Code that draws figures
>> begin
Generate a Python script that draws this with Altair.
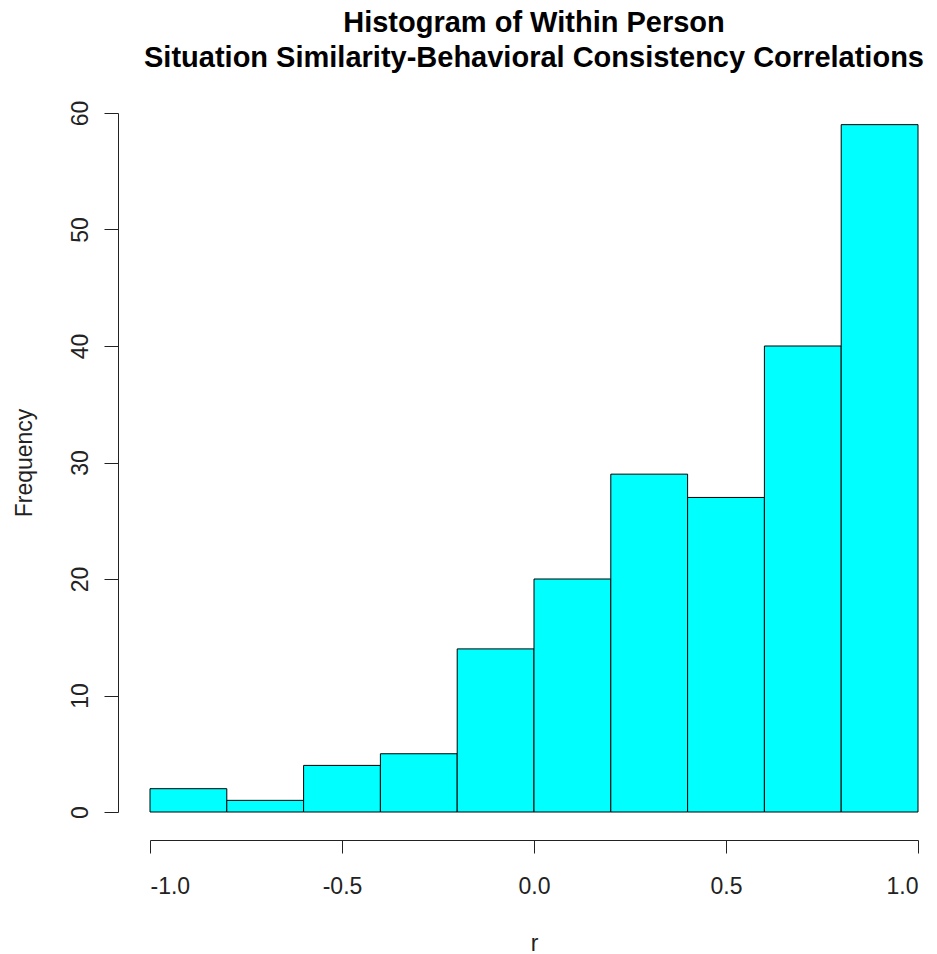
import altair as alt
import pandas as pd

bin_start = [-1.0, -0.8, -0.6, -0.4, -0.2, 0.0, 0.2, 0.4, 0.6, 0.8]
bin_end = [-0.8, -0.6, -0.4, -0.2, 0.0, 0.2, 0.4, 0.6, 0.8, 1.0]
counts = [2, 1, 4, 5, 14, 20, 29, 27, 40, 59]
x_ticks = [-1.0, -0.5, 0.0, 0.5, 1.0]
y_ticks = [0, 10, 20, 30, 40, 50, 60]

df = pd.DataFrame({"start": bin_start, "end": bin_end, "count": counts})

FONT = "Liberation Sans"
AX = "#222"

chart = alt.Chart(df).mark_rect(
    fill="#00FFFF", stroke="black", strokeWidth=1
).encode(
    x=alt.X("start:Q", scale=alt.Scale(domain=[-1, 1], nice=False, zero=False),
            axis=alt.Axis(values=x_ticks, title="r", offset=28, tickSize=13,
                          labelExpr="replace(format(datum.value, '.1f'), '\u2212', '-')",
                          labelPadding=22, titlePadding=34, grid=False,
                          domainColor=AX, tickColor=AX,
                          labelFontSize=23, titleFontSize=23, titleFontWeight="normal",
                          labelColor=AX, titleColor=AX, labelFont=FONT, titleFont=FONT)),
    x2="end:Q",
    y=alt.Y("count:Q", scale=alt.Scale(domain=[0, 60], nice=False),
            axis=alt.Axis(values=y_ticks, title="Frequency", offset=32, tickSize=14,
                          labelAngle=270, labelAlign="center", labelBaseline="bottom",
                          labelPadding=12, titlePadding=33, grid=False,
                          domainColor=AX, tickColor=AX,
                          labelFontSize=23, titleFontSize=23, titleFontWeight="normal",
                          labelColor=AX, titleColor=AX, labelFont=FONT, titleFont=FONT)),
    y2=alt.datum(0),
).properties(
    width=768,
    height=699,
    background="white",
    title=alt.TitleParams(
        text=["Histogram of Within Person", "Situation Similarity-Behavioral Consistency Correlations"],
        font=FONT, fontSize=29, fontWeight="bold", color="black",
        anchor="middle", lineHeight=35, offset=27,
    ),
    autosize=alt.AutoSizeParams(type="none"),
    padding={"left": 150, "top": 113, "right": 19, "bottom": 142},
).configure_view(stroke="transparent", strokeWidth=0)

chart.save("out.html", embed_options={"renderer": "svg", "actions": False})
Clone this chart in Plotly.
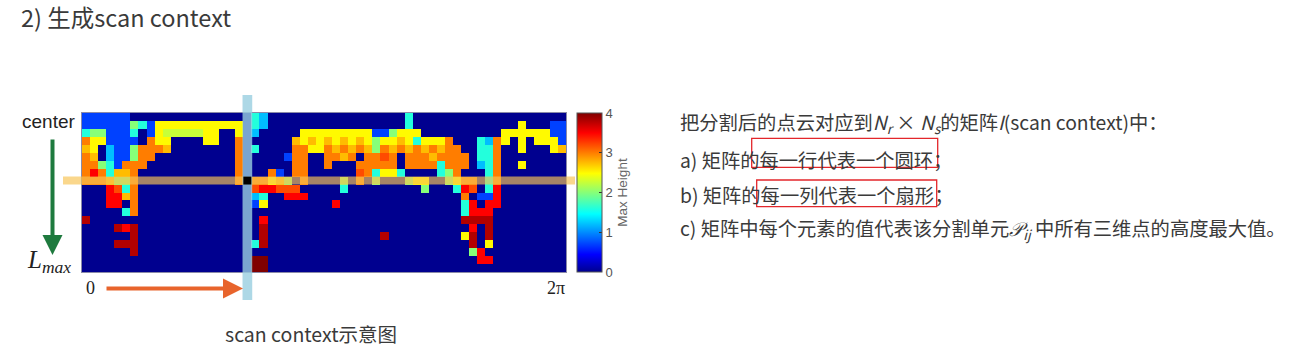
>> end
* [Task prompt] Check each line above for the word "this", and copy the lines where it appears.

* [Answer for the task]
Generate a Python script that draws this with Altair.
Clone this chart in Plotly.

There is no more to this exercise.